Apart from feeling sidelined from the corridors of power and unfairly victimised whenever there is the need to increase taxation, there are other bitter irritants in the businessmen’s relationship with the government. For both Karachi and Punjab-based industrialists, the emergence of the Gadoon-Amazai industrial estate is a major new source of anxiety. “The grant of holidays and concessions there are leading to all sorts of irregularities while we are being squeezed dry,” says a Lahore industrialist.
The ascendency of foreign capital, as Dr Mubashir Hasan puts it, is another cause of concern for the local investor. “While foreign ambassadors act as agents and secure favours for their compatriots due to their influence in Islamabad, the locals are left helpless.”

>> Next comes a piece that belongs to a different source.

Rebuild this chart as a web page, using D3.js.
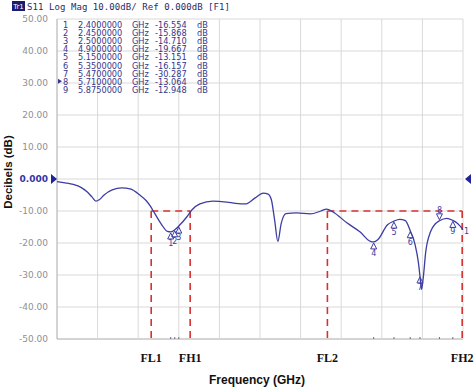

What is also being viewed with considerable alarm within the business community these days are rumours of bulldozed takeovers of certain units by members of the prime minister’s family.With the budget round the corner, businessmen are also beginning to flex their muscles to counter any potentially harsh measures. Talk of a proposed General Sales Tax has provoked a wave of anger within the community, leading some observers to see a link between the current agitation and the looming budget. However, Frooque Sumar, chairman of the APTMA, vehemently denies this charge.
Given the current defiant mood of the business community, one thing is clear: the government will have to deal sensitively with the “militant tycoons” and their soldiers. One wrong move could bring economic activity, at least in the private sector, to a grinding halt.